Pre-sale activity slows as development reaches new highs
TORONTO – May 01, 2018: Urbanation Inc., the leading source of information and analysis on the Toronto condominium market since 1981, released its Q1-2018 condo market results today.
Highlights of the release include:
- Condo apartment construction reached a record 61,337 units as of the end of Q1-2018
- An additional 37,389 new condo apartments were in the pre-construction marketing phase, of which a record 86% were pre-sold
- New condo apartment sales totaled 4,219 units in Q1-2018, returning to more typical first quarter volume following a record 9,744 sales a year ago in Q1-2017
- Sales activity was weighed down by fewer new launches, which dropped by 38% year-over-year to 4,029 units
- New launches continued to sell quickly, with 64% of new offerings sold in the quarter, down from 80% in Q1-17 but above the 10-year average opening quarter absorption rate of 53%
- The average sale price for new launches in Q1-18 was $843 psf, moderating from $893 psf for new launches sold in Q4-17 as fewer downtown core projects opened this year, but up 23% compared to Q1-17 launch prices ($686 psf)
- With unsold inventory at a 16-year low of less than 8,000 units, asking prices for remaining units grew 29% year-over-year to $914 psf
- The new condo market became aligned with resale condo activity during Q1, which declined 31% year-over-year to 4,297 units following new mortgage stress test requirements for uninsured borrowers introduced at the beginning of the year
- Resale condo prices have remained resilient, growing 2% quarter-over-quarter and 11% annually to an average of $661 psf
- With the tougher qualification rules and average condo prices reaching $558,000 in Q1 ($600,000 in the City of Toronto), demand for studio units strengthened, with average prices rising 24% year-over-year to $381,000.

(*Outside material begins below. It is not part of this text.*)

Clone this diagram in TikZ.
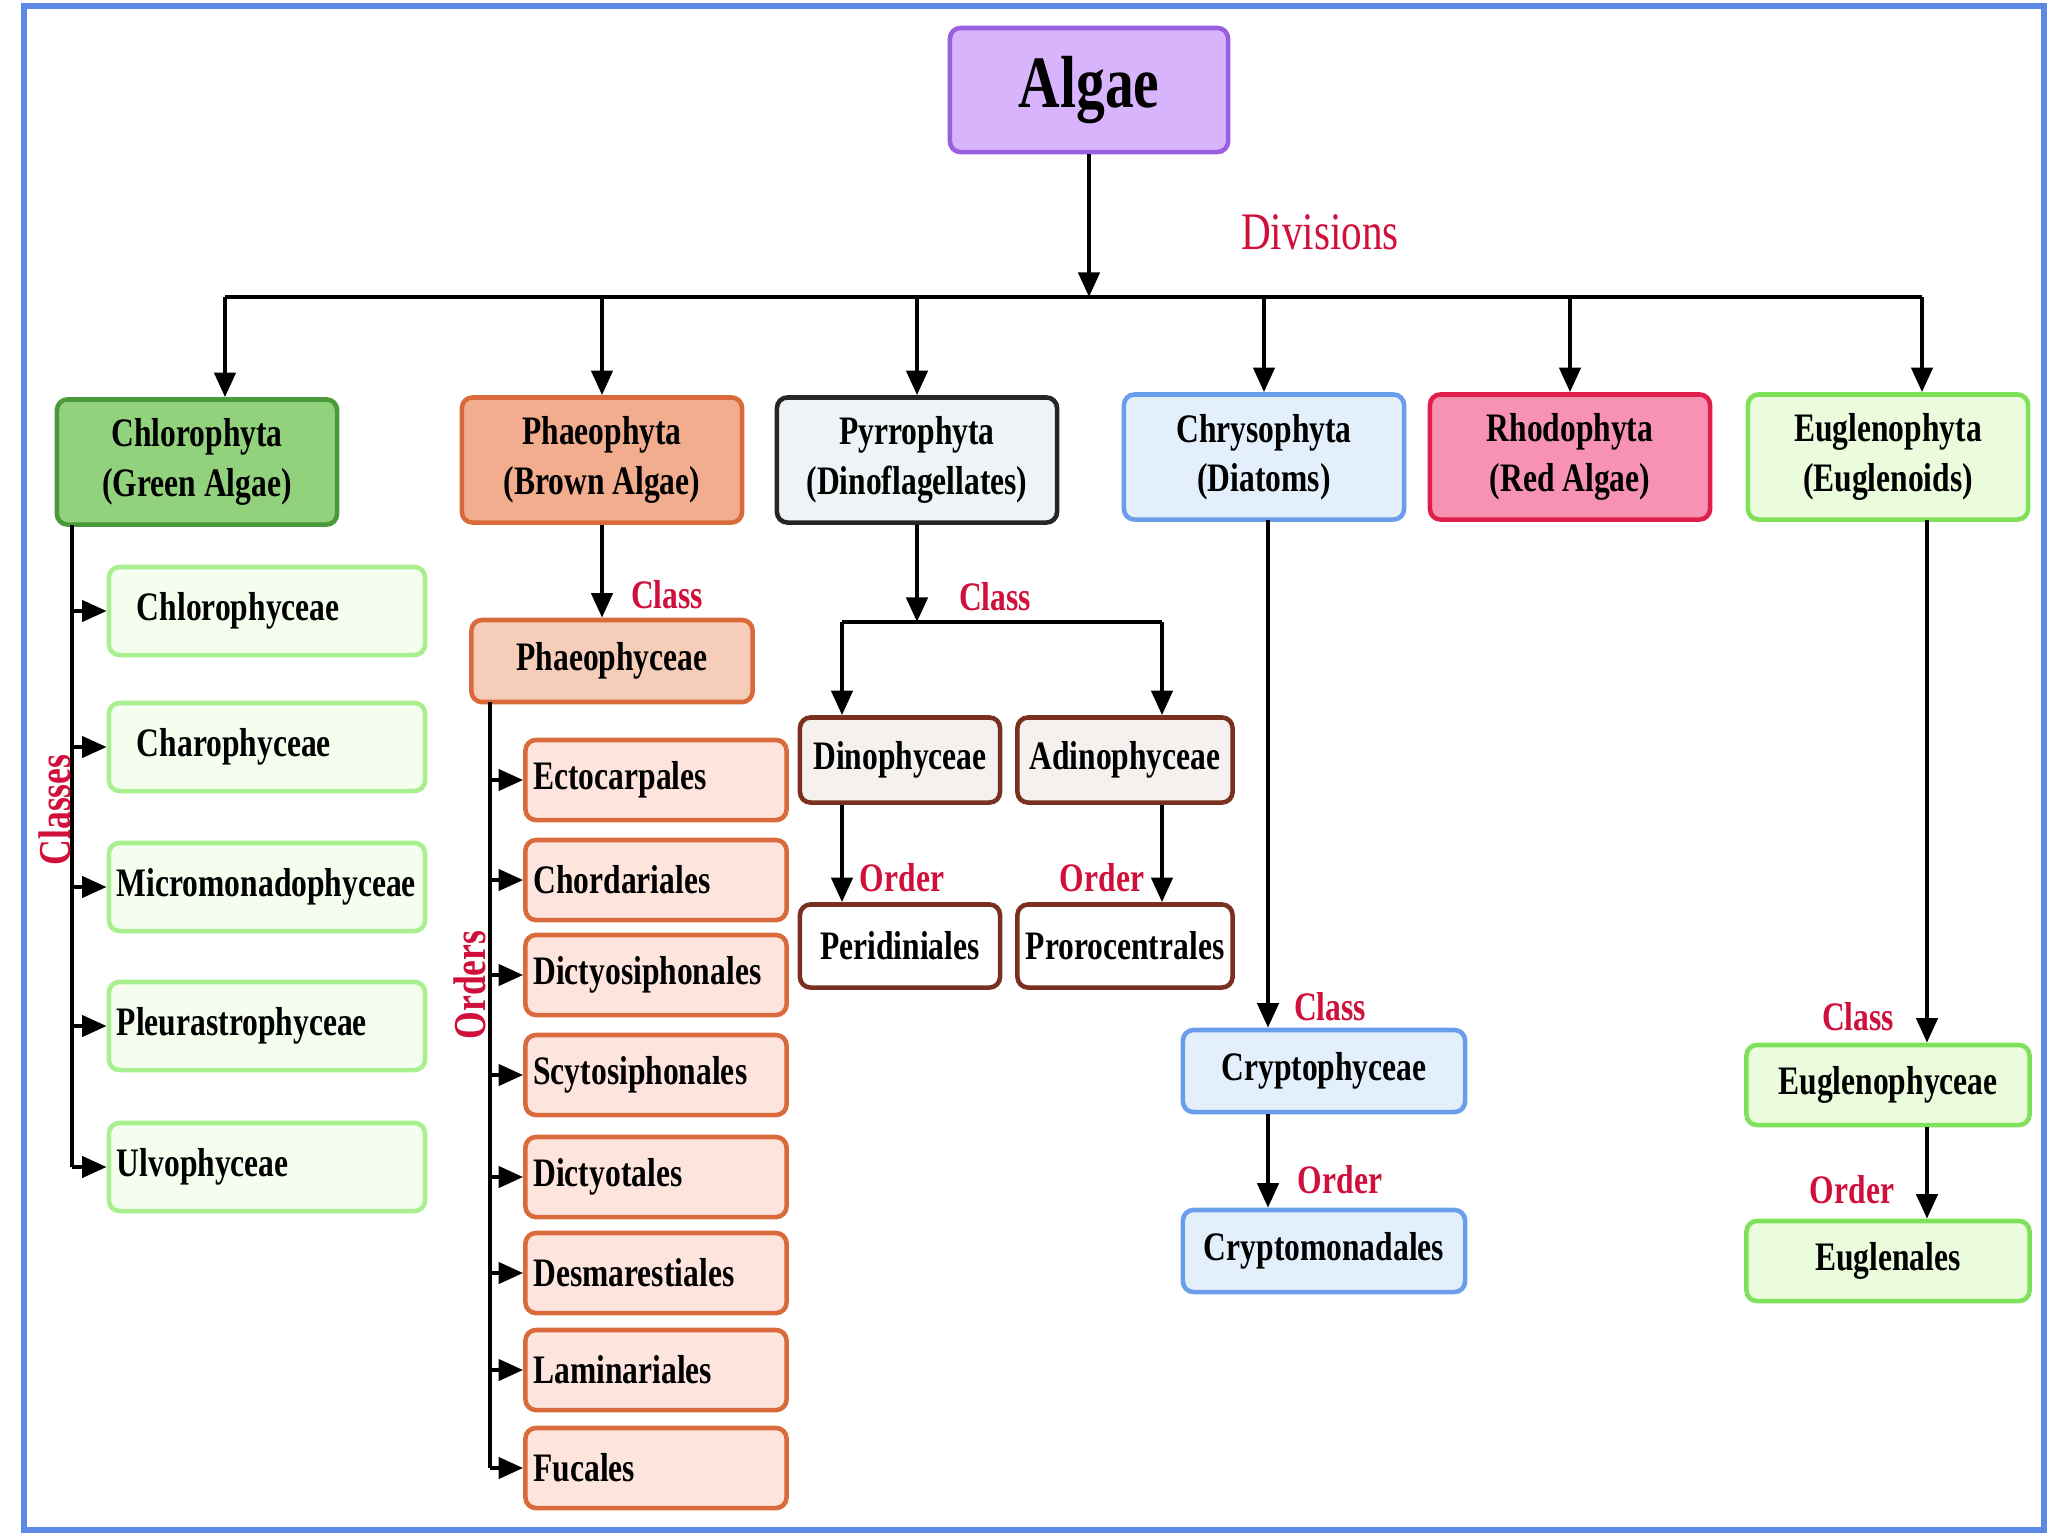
\documentclass[tikz,border=0pt]{standalone}
\usepackage{fontspec}
\setmainfont{Liberation Serif}[FakeStretch=0.78]
\usetikzlibrary{arrows.meta,positioning,calc}
\definecolor{algfill}{HTML}{D8B4FC}\definecolor{algline}{HTML}{9A5FE0}
\definecolor{chlfill}{HTML}{92D27C}\definecolor{chlline}{HTML}{4A9A3A}
\definecolor{clsfill}{HTML}{F5FDEE}\definecolor{clsline}{HTML}{A8EF90}
\definecolor{phafill}{HTML}{F2AC8E}\definecolor{phaline}{HTML}{D96A3C}
\definecolor{phcfill}{HTML}{F6CDB9}\definecolor{ordfill}{HTML}{FDE4DD}
\definecolor{pyrfill}{HTML}{EEF3F6}\definecolor{dinline}{HTML}{7A3020}
\definecolor{dinfill}{HTML}{F5F1EF}
\definecolor{chrfill}{HTML}{E3F0FC}\definecolor{chrline}{HTML}{6A9EEA}
\definecolor{rhofill}{HTML}{F892B2}\definecolor{rholine}{HTML}{E0204A}
\definecolor{eugfill}{HTML}{EBFCDD}\definecolor{eugline}{HTML}{7FE05A}
\definecolor{lblred}{HTML}{D0103A}\definecolor{frame}{HTML}{5A8AE6}
\tikzset{
  box/.style={draw, rounded corners=3pt, line width=1.3pt, align=center,
    font=\fontsize{11.5}{14}\selectfont\bfseries, inner sep=1pt},
  div/.style={box, minimum width=2.8cm, minimum height=1.25cm},
  lbox/.style={box, align=left, text width=#1, inner xsep=0.08cm},
  cls/.style={lbox=3.0cm, fill=clsfill, draw=clsline, minimum height=0.88cm},
  ord/.style={lbox=2.45cm, fill=ordfill, draw=phaline, minimum height=0.8cm},
  lbl/.style={text=lblred, font=\fontsize{11.5}{14}\selectfont\bfseries},
  arr/.style={-{Triangle[length=7pt,width=6pt]}, line width=1.2pt},
  ln/.style={line width=1.2pt}
}
\begin{document}
\begin{tikzpicture}[x=0.01cm, y=-0.01cm]
  \useasboundingbox (0,0) rectangle (2048,1536);
  \fill[white] (0,0) rectangle (2048,1536);
  \draw[frame, line width=1.5pt] (24,6) rectangle (2044,1530);
  % Root
  \node[box, fill=algfill, draw=algline, minimum width=2.78cm, minimum height=1.24cm,
    font=\fontsize{21}{24}\selectfont\bfseries] (algae) at (1089,90) {Algae};
  \node[text=lblred, font=\fontsize{15}{18}\selectfont] (divs) at (1320,232) {Divisions};
  % Divisions
  \node[div, fill=chlfill, draw=chlline] (chl) at (197,462) {Chlorophyta\\(Green Algae)};
  \node[div, fill=phafill, draw=phaline] (pha) at (602,460) {Phaeophyta\\(Brown Algae)};
  \node[div, fill=pyrfill, draw=black!85] (pyr) at (917,460) {Pyrrophyta\\(Dinoflagellates)};
  \node[div, fill=chrfill, draw=chrline] (chr) at (1264,457) {Chrysophyta\\(Diatoms)};
  \node[div, fill=rhofill, draw=rholine] (rho) at (1570,457) {Rhodophyta\\(Red Algae)};
  \node[div, fill=eugfill, draw=eugline] (eug) at (1888,457) {Euglenophyta\\(Euglenoids)};
  % Bus
  \coordinate (bus) at (1089,297);
  \coordinate (bl) at (225,297);
  \coordinate (br) at (1922,297);
  \draw[arr] (algae) -- (bus);
  \draw[ln] (bl) -- (br);
  \draw[arr] (bl) -- (bl |- chl.north);
  \draw[arr] (br) -- (br |- eug.north);
  \foreach \d in {pha,pyr,chr,rho}
    \draw[arr] (\d.north |- bus) -- (\d.north);
  % Chlorophyta classes
  \node[cls] (c1) at (267,611) {\hspace*{0.2cm}Chlorophyceae};
  \node[cls] (c2) at (267,747) {\hspace*{0.2cm}Charophyceae};
  \node[cls] (c3) at (267,887) {Micromonadophyceae};
  \node[cls] (c4) at (267,1026) {Pleurastrophyceae};
  \node[cls] (c5) at (267,1167) {Ulvophyceae};
  \coordinate (crail) at (72,525);
  \draw[ln] (crail) -- (crail |- c5);
  \foreach \c in {c1,c2,c3,c4,c5}
    \draw[arr] (crail |- \c) -- (\c.west);
  \node[lbl, rotate=90, font=\fontsize{13}{15}\selectfont\bfseries] (classes) at (55,810) {Classes};
  % Phaeophyta
  \node[box, fill=phcfill, draw=phaline, minimum width=2.81cm, minimum height=0.82cm] (phc) at (612,661) {Phaeophyceae};
  \draw[arr] (pha.south) -- (pha.south |- phc.north);
  \node[lbl] (phcl) at (667,595) {Class};
  \node[ord] (o1) at (656,780) {Ectocarpales};
  \node[ord] (o2) at (656,880) {Chordariales};
  \node[ord] (o3) at (656,975) {Dictyosiphonales};
  \node[ord] (o4) at (656,1075) {Scytosiphonales};
  \node[ord] (o5) at (656,1177) {Dictyotales};
  \node[ord] (o6) at (656,1273) {Desmarestiales};
  \node[ord] (o7) at (656,1370) {Laminariales};
  \node[ord] (o8) at (656,1468) {Fucales};
  \coordinate (orail) at (490,702);
  \draw[ln] (orail) -- (orail |- o8);
  \foreach \o in {o1,o2,o3,o4,o5,o6,o7,o8}
    \draw[arr] (orail |- \o) -- (\o.west);
  \node[lbl, rotate=90, font=\fontsize{13}{15}\selectfont\bfseries] (orders) at (470,985) {Orders};
  % Pyrrophyta
  \node[box, fill=dinfill, draw=dinline, minimum width=2.0cm, minimum height=0.85cm] (din) at (900,760) {Dinophyceae};
  \node[box, fill=dinfill, draw=dinline, minimum width=2.15cm, minimum height=0.85cm] (adi) at (1125,760) {Adinophyceae};
  \node[box, fill=white, draw=dinline, minimum width=2.0cm, minimum height=0.83cm] (per) at (900,946) {Peridiniales};
  \node[box, fill=white, draw=dinline, minimum width=2.15cm, minimum height=0.83cm] (pro) at (1125,946) {Prorocentrales};
  \coordinate (pbus) at (917,622);
  \coordinate (pl) at (842,622);
  \coordinate (pr) at (1162,622);
  \draw[arr] (pyr.south) -- (pbus);
  \draw[ln] (pl) -- (pr);
  \draw[arr] (pl) -- (pl |- din.north);
  \draw[arr] (pr) -- (pr |- adi.north);
  \draw[arr] (pl |- din.south) -- (pl |- per.north);
  \draw[arr] (pr |- adi.south) -- (pr |- pro.north);
  \node[lbl] (pycl) at (995,597) {Class};
  \node[lbl] (pyo1) at (902,878) {Order};
  \node[lbl] (pyo2) at (1102,878) {Order};
  % Chrysophyta
  \node[box, fill=chrfill, draw=chrline, minimum width=2.82cm, minimum height=0.82cm] (cry) at (1324,1071) {Cryptophyceae};
  \node[box, fill=chrfill, draw=chrline, minimum width=2.82cm, minimum height=0.82cm] (crm) at (1324,1251) {Cryptomonadales};
  \coordinate (chx) at (1268,520);
  \draw[arr] (chx) -- (chx |- cry.north);
  \draw[arr] (chx |- cry.south) -- (chx |- crm.north);
  \node[lbl] (chcl) at (1330,1007) {Class};
  \node[lbl] (chor) at (1340,1180) {Order};
  % Euglenophyta
  \node[box, fill=eugfill, draw=eugline, minimum width=2.83cm, minimum height=0.8cm] (euc) at (1888,1085) {Euglenophyceae};
  \node[box, fill=eugfill, draw=eugline, minimum width=2.83cm, minimum height=0.8cm] (eur) at (1888,1261) {Euglenales};
  \coordinate (eux) at (1927,520);
  \draw[arr] (eux) -- (eux |- euc.north);
  \draw[arr] (eux |- euc.south) -- (eux |- eur.north);
  \node[lbl] (eucl) at (1858,1017) {Class};
  \node[lbl] (euor) at (1852,1190) {Order};
\end{tikzpicture}
\end{document}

After a record 35,000 new condos were sold in 2017, activity fell back in line with its 10-year average in the first quarter. Developers and purchasers acted more cautiously in early 2018 due to uncertainty regarding the impact of new lending policy changes and the rapid run-up in prices that occurred last year. Furthermore, with a record number of units underway and construction costs and development charges rising quickly, combined with some heavily reported project cancelations, a more prudent approach to new launches was taken in Q1. Nonetheless, the high-rise market continued to outperform in the GTA as buyers gravitated to more affordable options. A total of 6,455 units started construction in Q1-2018, more than doubling the 3,101 units that started a year ago in Q1-2017.
“Moderation for new condo presales was in order after a breakneck pace in 2017”, said Shaun Hildebrand, Urbanation’s Senior Vice President. “Industry capacity issues should keep pre-sale activity in check this year, but with inventory levels exceptionally low, prices continue to remain propped up” added Hildebrand.
Urbanation is a real estate consulting firm that has been providing market research, in-depth market analysis and consulting services to the condominium industry since 1981. Urbanation uses a multi-disciplinary approach that combines empirical research techniques with first-hand observations and site visits. On a quarterly basis, Urbanation tracks the new, resale, rental and proposed condominium apartment markets in the Greater Toronto Area. Urbanation also actively conducts site specific market feasibility studies across the country for both condominium and purpose-built rental apartment projects.